What is expected ::
Reproduce exactly the lines from the line with "Give me the Chart.js source for this chart." through the line with "const toPts = (xs, ys)", both included, and no other lines.

******

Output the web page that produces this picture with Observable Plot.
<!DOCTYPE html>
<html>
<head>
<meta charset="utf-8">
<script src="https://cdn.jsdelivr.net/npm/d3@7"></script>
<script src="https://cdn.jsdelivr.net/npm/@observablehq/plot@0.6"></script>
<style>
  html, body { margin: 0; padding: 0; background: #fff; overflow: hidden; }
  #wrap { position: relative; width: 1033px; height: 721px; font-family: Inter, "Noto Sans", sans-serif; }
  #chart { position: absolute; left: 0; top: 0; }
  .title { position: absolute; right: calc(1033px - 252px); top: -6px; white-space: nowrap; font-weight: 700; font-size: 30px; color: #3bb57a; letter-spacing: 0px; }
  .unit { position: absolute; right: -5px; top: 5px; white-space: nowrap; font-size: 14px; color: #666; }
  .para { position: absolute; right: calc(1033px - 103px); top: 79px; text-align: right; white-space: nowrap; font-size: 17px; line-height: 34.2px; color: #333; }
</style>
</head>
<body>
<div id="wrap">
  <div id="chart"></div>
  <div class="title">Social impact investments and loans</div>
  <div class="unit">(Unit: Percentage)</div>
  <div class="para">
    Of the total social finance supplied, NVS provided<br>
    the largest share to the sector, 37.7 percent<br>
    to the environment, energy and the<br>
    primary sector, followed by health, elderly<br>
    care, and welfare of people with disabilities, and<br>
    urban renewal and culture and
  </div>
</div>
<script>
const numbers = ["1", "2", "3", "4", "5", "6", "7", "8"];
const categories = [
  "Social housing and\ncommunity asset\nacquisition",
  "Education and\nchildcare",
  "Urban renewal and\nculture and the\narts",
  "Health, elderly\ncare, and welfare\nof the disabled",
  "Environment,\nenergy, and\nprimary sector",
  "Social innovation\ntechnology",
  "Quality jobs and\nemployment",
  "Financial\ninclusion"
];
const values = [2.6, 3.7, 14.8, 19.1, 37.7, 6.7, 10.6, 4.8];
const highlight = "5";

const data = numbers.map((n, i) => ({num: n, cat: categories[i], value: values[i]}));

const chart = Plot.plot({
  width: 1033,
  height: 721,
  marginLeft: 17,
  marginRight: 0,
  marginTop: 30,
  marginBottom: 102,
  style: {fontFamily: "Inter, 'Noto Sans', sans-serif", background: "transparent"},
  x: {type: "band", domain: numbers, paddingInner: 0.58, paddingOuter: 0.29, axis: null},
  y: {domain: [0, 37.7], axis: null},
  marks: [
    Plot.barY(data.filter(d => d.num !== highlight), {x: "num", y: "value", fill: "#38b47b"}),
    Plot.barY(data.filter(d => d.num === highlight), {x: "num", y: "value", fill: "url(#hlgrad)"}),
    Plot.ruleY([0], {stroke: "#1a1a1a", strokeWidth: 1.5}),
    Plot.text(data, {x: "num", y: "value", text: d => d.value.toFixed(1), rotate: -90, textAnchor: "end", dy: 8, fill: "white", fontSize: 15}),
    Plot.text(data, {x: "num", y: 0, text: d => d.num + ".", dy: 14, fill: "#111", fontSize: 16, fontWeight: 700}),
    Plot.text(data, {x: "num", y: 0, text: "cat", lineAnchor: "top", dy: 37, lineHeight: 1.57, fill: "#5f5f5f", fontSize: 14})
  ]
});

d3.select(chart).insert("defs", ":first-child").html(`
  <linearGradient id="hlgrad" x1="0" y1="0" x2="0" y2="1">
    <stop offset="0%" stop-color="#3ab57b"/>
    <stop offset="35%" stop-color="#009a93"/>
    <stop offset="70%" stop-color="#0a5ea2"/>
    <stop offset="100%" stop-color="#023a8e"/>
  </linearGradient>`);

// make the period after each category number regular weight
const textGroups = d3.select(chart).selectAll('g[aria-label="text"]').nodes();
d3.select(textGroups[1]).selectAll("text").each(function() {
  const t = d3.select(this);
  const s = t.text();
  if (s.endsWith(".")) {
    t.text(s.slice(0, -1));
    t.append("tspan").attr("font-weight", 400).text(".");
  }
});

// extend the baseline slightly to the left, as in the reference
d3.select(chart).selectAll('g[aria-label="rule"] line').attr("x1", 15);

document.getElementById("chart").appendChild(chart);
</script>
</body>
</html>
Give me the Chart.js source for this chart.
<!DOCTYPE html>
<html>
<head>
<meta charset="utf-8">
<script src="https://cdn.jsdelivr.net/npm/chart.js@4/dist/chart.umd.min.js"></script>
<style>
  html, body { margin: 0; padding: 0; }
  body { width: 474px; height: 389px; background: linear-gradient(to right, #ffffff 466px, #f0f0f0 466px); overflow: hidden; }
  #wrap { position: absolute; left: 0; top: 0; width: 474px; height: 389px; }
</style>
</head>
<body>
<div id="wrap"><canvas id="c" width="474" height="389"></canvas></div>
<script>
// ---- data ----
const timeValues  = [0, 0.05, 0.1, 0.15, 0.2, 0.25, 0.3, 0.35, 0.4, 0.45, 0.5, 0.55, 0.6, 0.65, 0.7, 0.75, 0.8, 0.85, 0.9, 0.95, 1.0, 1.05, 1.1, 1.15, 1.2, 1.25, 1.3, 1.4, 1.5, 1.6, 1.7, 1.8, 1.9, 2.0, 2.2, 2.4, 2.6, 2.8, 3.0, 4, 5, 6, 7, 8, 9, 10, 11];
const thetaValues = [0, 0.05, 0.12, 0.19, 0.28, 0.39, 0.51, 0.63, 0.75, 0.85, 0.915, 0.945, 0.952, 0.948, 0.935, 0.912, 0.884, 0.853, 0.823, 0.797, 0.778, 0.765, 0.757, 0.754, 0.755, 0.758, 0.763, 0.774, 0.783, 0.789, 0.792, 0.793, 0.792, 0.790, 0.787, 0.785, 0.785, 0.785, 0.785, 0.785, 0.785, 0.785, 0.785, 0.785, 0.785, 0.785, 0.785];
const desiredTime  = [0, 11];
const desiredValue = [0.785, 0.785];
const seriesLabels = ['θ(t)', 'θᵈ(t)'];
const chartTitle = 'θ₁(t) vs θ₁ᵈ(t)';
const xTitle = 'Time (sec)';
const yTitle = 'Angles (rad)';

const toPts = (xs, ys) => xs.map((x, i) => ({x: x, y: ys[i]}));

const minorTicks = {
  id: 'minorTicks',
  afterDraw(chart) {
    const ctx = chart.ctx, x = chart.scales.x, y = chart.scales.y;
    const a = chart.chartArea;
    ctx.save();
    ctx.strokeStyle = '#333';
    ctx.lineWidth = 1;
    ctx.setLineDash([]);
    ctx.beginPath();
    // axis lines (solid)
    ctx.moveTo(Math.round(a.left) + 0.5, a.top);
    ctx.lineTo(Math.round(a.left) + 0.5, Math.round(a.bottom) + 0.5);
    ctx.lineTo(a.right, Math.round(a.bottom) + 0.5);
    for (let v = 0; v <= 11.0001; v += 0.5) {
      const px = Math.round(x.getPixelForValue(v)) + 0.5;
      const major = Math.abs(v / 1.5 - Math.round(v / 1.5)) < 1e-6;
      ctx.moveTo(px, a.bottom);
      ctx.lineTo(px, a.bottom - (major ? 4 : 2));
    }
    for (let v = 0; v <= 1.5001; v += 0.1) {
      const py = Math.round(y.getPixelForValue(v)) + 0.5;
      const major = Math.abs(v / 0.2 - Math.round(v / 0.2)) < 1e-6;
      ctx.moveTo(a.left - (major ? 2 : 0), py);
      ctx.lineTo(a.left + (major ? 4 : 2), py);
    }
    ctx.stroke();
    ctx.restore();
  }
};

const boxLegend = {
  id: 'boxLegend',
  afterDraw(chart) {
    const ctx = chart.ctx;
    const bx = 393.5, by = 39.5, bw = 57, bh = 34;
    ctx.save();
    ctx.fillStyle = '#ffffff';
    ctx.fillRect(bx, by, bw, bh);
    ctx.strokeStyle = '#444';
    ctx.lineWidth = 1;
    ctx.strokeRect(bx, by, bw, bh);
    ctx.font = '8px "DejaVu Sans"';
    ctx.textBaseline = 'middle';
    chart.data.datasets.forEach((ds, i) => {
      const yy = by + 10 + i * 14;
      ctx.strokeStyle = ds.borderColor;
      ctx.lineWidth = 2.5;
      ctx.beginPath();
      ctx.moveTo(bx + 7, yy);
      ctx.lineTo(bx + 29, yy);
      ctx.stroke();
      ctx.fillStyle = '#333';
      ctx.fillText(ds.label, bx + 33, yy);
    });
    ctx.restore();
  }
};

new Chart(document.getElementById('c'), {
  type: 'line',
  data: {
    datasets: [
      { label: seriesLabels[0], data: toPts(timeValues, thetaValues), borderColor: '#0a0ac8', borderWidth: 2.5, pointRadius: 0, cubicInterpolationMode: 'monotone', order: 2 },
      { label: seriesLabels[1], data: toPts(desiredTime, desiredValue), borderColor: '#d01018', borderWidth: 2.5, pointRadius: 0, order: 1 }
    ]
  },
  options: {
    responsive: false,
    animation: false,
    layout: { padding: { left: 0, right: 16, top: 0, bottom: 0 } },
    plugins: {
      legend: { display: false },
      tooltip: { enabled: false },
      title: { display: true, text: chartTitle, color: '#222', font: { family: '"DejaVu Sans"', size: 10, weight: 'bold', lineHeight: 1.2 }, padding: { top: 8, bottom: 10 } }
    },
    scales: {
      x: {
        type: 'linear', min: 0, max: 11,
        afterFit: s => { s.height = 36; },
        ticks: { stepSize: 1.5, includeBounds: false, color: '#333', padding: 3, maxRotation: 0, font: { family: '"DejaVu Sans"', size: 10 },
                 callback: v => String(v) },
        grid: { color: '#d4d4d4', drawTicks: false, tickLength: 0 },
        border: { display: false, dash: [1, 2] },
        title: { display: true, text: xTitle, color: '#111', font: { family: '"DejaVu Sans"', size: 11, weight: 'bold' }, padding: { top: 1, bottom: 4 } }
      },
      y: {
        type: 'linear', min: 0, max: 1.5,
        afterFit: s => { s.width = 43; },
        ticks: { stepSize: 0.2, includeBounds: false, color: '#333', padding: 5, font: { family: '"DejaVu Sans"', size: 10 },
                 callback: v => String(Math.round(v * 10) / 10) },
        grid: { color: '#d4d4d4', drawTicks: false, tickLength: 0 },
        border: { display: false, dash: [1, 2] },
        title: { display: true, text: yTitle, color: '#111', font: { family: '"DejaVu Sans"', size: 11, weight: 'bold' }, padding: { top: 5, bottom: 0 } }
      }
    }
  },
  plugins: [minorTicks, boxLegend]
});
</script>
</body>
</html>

******

Task answer ::
Give me the Chart.js source for this chart.
<!DOCTYPE html>
<html>
<head>
<meta charset="utf-8">
<script src="https://cdn.jsdelivr.net/npm/chart.js@4/dist/chart.umd.min.js"></script>
<style>
  html, body { margin: 0; padding: 0; }
  body { width: 474px; height: 389px; background: linear-gradient(to right, #ffffff 466px, #f0f0f0 466px); overflow: hidden; }
  #wrap { position: absolute; left: 0; top: 0; width: 474px; height: 389px; }
</style>
</head>
<body>
<div id="wrap"><canvas id="c" width="474" height="389"></canvas></div>
<script>
// ---- data ----
const timeValues  = [0, 0.05, 0.1, 0.15, 0.2, 0.25, 0.3, 0.35, 0.4, 0.45, 0.5, 0.55, 0.6, 0.65, 0.7, 0.75, 0.8, 0.85, 0.9, 0.95, 1.0, 1.05, 1.1, 1.15, 1.2, 1.25, 1.3, 1.4, 1.5, 1.6, 1.7, 1.8, 1.9, 2.0, 2.2, 2.4, 2.6, 2.8, 3.0, 4, 5, 6, 7, 8, 9, 10, 11];
const thetaValues = [0, 0.05, 0.12, 0.19, 0.28, 0.39, 0.51, 0.63, 0.75, 0.85, 0.915, 0.945, 0.952, 0.948, 0.935, 0.912, 0.884, 0.853, 0.823, 0.797, 0.778, 0.765, 0.757, 0.754, 0.755, 0.758, 0.763, 0.774, 0.783, 0.789, 0.792, 0.793, 0.792, 0.790, 0.787, 0.785, 0.785, 0.785, 0.785, 0.785, 0.785, 0.785, 0.785, 0.785, 0.785, 0.785, 0.785];
const desiredTime  = [0, 11];
const desiredValue = [0.785, 0.785];
const seriesLabels = ['θ(t)', 'θᵈ(t)'];
const chartTitle = 'θ₁(t) vs θ₁ᵈ(t)';
const xTitle = 'Time (sec)';
const yTitle = 'Angles (rad)';

const toPts = (xs, ys) => xs.map((x, i) => ({x: x, y: ys[i]}));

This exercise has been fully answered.